··· Data for processing ···
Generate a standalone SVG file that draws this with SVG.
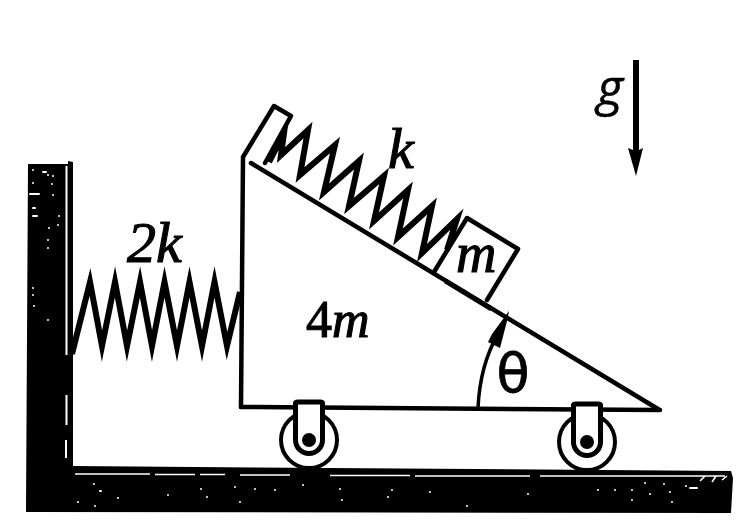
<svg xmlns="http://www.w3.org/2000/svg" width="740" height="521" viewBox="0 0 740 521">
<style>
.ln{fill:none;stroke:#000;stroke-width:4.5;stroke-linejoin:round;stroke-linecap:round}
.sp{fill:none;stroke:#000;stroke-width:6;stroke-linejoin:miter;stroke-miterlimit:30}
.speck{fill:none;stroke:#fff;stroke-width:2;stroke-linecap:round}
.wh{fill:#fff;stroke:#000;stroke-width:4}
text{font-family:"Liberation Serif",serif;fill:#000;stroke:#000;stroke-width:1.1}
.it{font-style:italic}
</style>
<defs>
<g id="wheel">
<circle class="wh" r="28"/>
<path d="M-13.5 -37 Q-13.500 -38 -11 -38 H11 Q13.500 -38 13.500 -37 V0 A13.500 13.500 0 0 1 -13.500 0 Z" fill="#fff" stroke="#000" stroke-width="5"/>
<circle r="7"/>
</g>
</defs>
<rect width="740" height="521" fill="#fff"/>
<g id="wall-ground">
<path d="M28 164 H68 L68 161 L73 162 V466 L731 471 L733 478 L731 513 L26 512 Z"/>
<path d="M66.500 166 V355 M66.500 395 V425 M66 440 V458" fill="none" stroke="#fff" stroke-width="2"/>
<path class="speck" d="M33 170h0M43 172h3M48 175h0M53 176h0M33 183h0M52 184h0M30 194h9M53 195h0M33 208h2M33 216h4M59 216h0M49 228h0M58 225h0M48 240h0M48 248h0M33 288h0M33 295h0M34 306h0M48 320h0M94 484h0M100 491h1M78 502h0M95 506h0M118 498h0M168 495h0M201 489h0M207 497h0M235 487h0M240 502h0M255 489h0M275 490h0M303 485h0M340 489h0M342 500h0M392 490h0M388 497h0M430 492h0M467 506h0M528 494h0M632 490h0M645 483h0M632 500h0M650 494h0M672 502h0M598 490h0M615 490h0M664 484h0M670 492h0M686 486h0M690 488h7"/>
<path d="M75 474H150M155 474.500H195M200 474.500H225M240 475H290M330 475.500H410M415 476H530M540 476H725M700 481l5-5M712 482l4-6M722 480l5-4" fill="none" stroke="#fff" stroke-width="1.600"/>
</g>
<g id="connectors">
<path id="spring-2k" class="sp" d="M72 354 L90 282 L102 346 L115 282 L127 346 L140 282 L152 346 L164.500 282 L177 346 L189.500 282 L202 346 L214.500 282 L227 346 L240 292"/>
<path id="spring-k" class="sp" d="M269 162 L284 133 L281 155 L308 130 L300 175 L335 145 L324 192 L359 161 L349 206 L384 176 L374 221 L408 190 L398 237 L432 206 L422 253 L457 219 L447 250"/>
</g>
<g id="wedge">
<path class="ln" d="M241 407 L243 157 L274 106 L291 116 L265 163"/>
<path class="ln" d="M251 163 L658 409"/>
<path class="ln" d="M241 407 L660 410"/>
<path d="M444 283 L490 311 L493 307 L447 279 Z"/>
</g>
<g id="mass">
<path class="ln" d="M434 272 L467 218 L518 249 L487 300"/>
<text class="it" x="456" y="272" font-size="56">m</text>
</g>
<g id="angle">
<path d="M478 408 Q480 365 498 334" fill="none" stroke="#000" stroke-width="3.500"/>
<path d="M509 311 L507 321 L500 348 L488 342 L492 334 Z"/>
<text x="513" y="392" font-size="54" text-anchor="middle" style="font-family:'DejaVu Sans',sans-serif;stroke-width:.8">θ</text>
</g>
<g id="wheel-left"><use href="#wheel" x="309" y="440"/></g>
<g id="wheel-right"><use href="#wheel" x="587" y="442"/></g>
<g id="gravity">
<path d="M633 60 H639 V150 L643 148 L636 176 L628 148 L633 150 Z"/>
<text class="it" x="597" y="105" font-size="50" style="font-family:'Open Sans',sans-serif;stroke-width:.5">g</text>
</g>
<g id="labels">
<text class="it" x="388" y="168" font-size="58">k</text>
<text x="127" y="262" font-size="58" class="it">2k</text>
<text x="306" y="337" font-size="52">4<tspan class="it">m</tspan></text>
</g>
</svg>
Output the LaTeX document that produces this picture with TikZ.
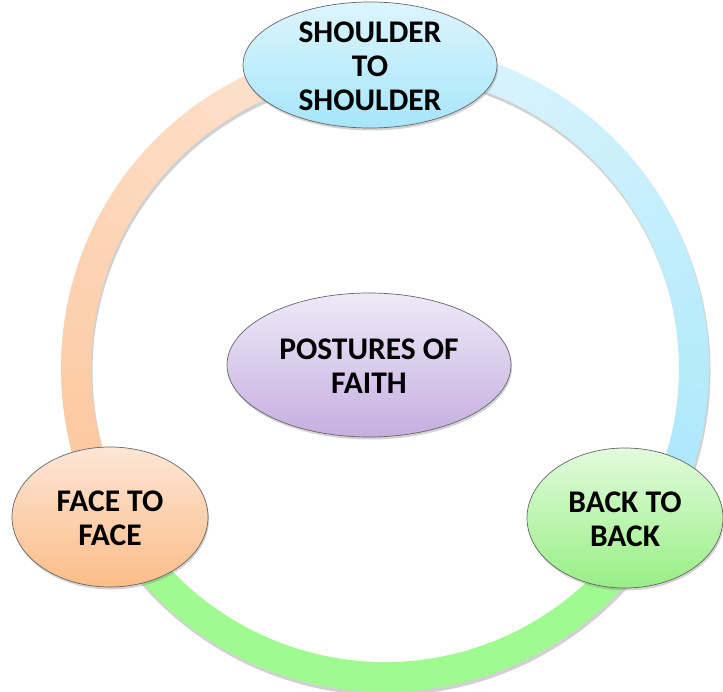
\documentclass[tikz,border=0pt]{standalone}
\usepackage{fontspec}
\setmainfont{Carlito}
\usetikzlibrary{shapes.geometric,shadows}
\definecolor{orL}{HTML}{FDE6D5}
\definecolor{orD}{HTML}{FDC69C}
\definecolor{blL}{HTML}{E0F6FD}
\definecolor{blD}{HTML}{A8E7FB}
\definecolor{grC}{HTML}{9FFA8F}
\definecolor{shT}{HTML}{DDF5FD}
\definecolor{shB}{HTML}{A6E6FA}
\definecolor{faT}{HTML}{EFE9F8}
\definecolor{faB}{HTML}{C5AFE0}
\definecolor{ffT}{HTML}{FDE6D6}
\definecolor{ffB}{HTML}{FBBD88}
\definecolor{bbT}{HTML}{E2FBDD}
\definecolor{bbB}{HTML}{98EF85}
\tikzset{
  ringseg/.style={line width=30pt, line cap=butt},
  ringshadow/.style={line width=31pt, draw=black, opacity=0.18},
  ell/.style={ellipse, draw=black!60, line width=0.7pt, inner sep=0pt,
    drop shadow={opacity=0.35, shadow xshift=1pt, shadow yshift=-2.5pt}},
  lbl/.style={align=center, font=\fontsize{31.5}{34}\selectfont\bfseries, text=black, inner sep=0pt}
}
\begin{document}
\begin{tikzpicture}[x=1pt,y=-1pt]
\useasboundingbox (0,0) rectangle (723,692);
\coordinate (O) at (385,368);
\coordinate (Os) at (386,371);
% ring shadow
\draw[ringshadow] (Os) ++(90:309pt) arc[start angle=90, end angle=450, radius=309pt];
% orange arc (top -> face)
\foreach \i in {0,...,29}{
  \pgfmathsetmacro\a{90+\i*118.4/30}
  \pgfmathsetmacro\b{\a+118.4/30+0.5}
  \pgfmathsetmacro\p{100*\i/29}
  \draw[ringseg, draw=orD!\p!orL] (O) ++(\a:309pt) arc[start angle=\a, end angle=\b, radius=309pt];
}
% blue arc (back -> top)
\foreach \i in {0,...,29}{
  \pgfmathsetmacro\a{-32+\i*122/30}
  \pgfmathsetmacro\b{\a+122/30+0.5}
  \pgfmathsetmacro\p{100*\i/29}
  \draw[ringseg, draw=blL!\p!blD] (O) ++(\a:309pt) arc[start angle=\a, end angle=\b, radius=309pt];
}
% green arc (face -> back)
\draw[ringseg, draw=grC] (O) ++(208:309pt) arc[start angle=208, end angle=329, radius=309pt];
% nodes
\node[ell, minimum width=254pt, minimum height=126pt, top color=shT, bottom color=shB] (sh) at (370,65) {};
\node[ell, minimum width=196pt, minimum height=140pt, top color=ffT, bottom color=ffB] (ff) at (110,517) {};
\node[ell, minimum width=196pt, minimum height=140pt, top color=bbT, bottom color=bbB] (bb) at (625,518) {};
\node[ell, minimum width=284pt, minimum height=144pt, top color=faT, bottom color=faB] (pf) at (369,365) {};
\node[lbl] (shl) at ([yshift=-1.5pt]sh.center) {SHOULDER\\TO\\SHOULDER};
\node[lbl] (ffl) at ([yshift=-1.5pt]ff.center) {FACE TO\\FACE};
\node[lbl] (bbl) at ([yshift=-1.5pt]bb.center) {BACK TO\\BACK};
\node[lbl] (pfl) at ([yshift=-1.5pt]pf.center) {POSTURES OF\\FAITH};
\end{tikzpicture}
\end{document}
···
■ **Exercise directions**: Make an exact reproduction of the listing above, without any pictures.

■ **Answer**:
Generate a standalone SVG file that draws this with SVG.
<svg xmlns="http://www.w3.org/2000/svg" width="740" height="521" viewBox="0 0 740 521">
<style>
.ln{fill:none;stroke:#000;stroke-width:4.5;stroke-linejoin:round;stroke-linecap:round}
.sp{fill:none;stroke:#000;stroke-width:6;stroke-linejoin:miter;stroke-miterlimit:30}
.speck{fill:none;stroke:#fff;stroke-width:2;stroke-linecap:round}
.wh{fill:#fff;stroke:#000;stroke-width:4}
text{font-family:"Liberation Serif",serif;fill:#000;stroke:#000;stroke-width:1.1}
.it{font-style:italic}
</style>
<defs>
<g id="wheel">
<circle class="wh" r="28"/>
<path d="M-13.5 -37 Q-13.500 -38 -11 -38 H11 Q13.500 -38 13.500 -37 V0 A13.500 13.500 0 0 1 -13.500 0 Z" fill="#fff" stroke="#000" stroke-width="5"/>
<circle r="7"/>
</g>
</defs>
<rect width="740" height="521" fill="#fff"/>
<g id="wall-ground">
<path d="M28 164 H68 L68 161 L73 162 V466 L731 471 L733 478 L731 513 L26 512 Z"/>
<path d="M66.500 166 V355 M66.500 395 V425 M66 440 V458" fill="none" stroke="#fff" stroke-width="2"/>
<path class="speck" d="M33 170h0M43 172h3M48 175h0M53 176h0M33 183h0M52 184h0M30 194h9M53 195h0M33 208h2M33 216h4M59 216h0M49 228h0M58 225h0M48 240h0M48 248h0M33 288h0M33 295h0M34 306h0M48 320h0M94 484h0M100 491h1M78 502h0M95 506h0M118 498h0M168 495h0M201 489h0M207 497h0M235 487h0M240 502h0M255 489h0M275 490h0M303 485h0M340 489h0M342 500h0M392 490h0M388 497h0M430 492h0M467 506h0M528 494h0M632 490h0M645 483h0M632 500h0M650 494h0M672 502h0M598 490h0M615 490h0M664 484h0M670 492h0M686 486h0M690 488h7"/>
<path d="M75 474H150M155 474.500H195M200 474.500H225M240 475H290M330 475.500H410M415 476H530M540 476H725M700 481l5-5M712 482l4-6M722 480l5-4" fill="none" stroke="#fff" stroke-width="1.600"/>
</g>
<g id="connectors">
<path id="spring-2k" class="sp" d="M72 354 L90 282 L102 346 L115 282 L127 346 L140 282 L152 346 L164.500 282 L177 346 L189.500 282 L202 346 L214.500 282 L227 346 L240 292"/>
<path id="spring-k" class="sp" d="M269 162 L284 133 L281 155 L308 130 L300 175 L335 145 L324 192 L359 161 L349 206 L384 176 L374 221 L408 190 L398 237 L432 206 L422 253 L457 219 L447 250"/>
</g>
<g id="wedge">
<path class="ln" d="M241 407 L243 157 L274 106 L291 116 L265 163"/>
<path class="ln" d="M251 163 L658 409"/>
<path class="ln" d="M241 407 L660 410"/>
<path d="M444 283 L490 311 L493 307 L447 279 Z"/>
</g>
<g id="mass">
<path class="ln" d="M434 272 L467 218 L518 249 L487 300"/>
<text class="it" x="456" y="272" font-size="56">m</text>
</g>
<g id="angle">
<path d="M478 408 Q480 365 498 334" fill="none" stroke="#000" stroke-width="3.500"/>
<path d="M509 311 L507 321 L500 348 L488 342 L492 334 Z"/>
<text x="513" y="392" font-size="54" text-anchor="middle" style="font-family:'DejaVu Sans',sans-serif;stroke-width:.8">θ</text>
</g>
<g id="wheel-left"><use href="#wheel" x="309" y="440"/></g>
<g id="wheel-right"><use href="#wheel" x="587" y="442"/></g>
<g id="gravity">
<path d="M633 60 H639 V150 L643 148 L636 176 L628 148 L633 150 Z"/>
<text class="it" x="597" y="105" font-size="50" style="font-family:'Open Sans',sans-serif;stroke-width:.5">g</text>
</g>
<g id="labels">
<text class="it" x="388" y="168" font-size="58">k</text>
<text x="127" y="262" font-size="58" class="it">2k</text>
<text x="306" y="337" font-size="52">4<tspan class="it">m</tspan></text>
</g>
</svg>
Output the LaTeX document that produces this picture with TikZ.
\documentclass[tikz,border=0pt]{standalone}
\usepackage{fontspec}
\setmainfont{Carlito}
\usetikzlibrary{shapes.geometric,shadows}
\definecolor{orL}{HTML}{FDE6D5}
\definecolor{orD}{HTML}{FDC69C}
\definecolor{blL}{HTML}{E0F6FD}
\definecolor{blD}{HTML}{A8E7FB}
\definecolor{grC}{HTML}{9FFA8F}
\definecolor{shT}{HTML}{DDF5FD}
\definecolor{shB}{HTML}{A6E6FA}
\definecolor{faT}{HTML}{EFE9F8}
\definecolor{faB}{HTML}{C5AFE0}
\definecolor{ffT}{HTML}{FDE6D6}
\definecolor{ffB}{HTML}{FBBD88}
\definecolor{bbT}{HTML}{E2FBDD}
\definecolor{bbB}{HTML}{98EF85}
\tikzset{
  ringseg/.style={line width=30pt, line cap=butt},
  ringshadow/.style={line width=31pt, draw=black, opacity=0.18},
  ell/.style={ellipse, draw=black!60, line width=0.7pt, inner sep=0pt,
    drop shadow={opacity=0.35, shadow xshift=1pt, shadow yshift=-2.5pt}},
  lbl/.style={align=center, font=\fontsize{31.5}{34}\selectfont\bfseries, text=black, inner sep=0pt}
}
\begin{document}
\begin{tikzpicture}[x=1pt,y=-1pt]
\useasboundingbox (0,0) rectangle (723,692);
\coordinate (O) at (385,368);
\coordinate (Os) at (386,371);
% ring shadow
\draw[ringshadow] (Os) ++(90:309pt) arc[start angle=90, end angle=450, radius=309pt];
% orange arc (top -> face)
\foreach \i in {0,...,29}{
  \pgfmathsetmacro\a{90+\i*118.4/30}
  \pgfmathsetmacro\b{\a+118.4/30+0.5}
  \pgfmathsetmacro\p{100*\i/29}
  \draw[ringseg, draw=orD!\p!orL] (O) ++(\a:309pt) arc[start angle=\a, end angle=\b, radius=309pt];
}
% blue arc (back -> top)
\foreach \i in {0,...,29}{
  \pgfmathsetmacro\a{-32+\i*122/30}
  \pgfmathsetmacro\b{\a+122/30+0.5}
  \pgfmathsetmacro\p{100*\i/29}
  \draw[ringseg, draw=blL!\p!blD] (O) ++(\a:309pt) arc[start angle=\a, end angle=\b, radius=309pt];
}
% green arc (face -> back)
\draw[ringseg, draw=grC] (O) ++(208:309pt) arc[start angle=208, end angle=329, radius=309pt];
% nodes
\node[ell, minimum width=254pt, minimum height=126pt, top color=shT, bottom color=shB] (sh) at (370,65) {};
\node[ell, minimum width=196pt, minimum height=140pt, top color=ffT, bottom color=ffB] (ff) at (110,517) {};
\node[ell, minimum width=196pt, minimum height=140pt, top color=bbT, bottom color=bbB] (bb) at (625,518) {};
\node[ell, minimum width=284pt, minimum height=144pt, top color=faT, bottom color=faB] (pf) at (369,365) {};
\node[lbl] (shl) at ([yshift=-1.5pt]sh.center) {SHOULDER\\TO\\SHOULDER};
\node[lbl] (ffl) at ([yshift=-1.5pt]ff.center) {FACE TO\\FACE};
\node[lbl] (bbl) at ([yshift=-1.5pt]bb.center) {BACK TO\\BACK};
\node[lbl] (pfl) at ([yshift=-1.5pt]pf.center) {POSTURES OF\\FAITH};
\end{tikzpicture}
\end{document}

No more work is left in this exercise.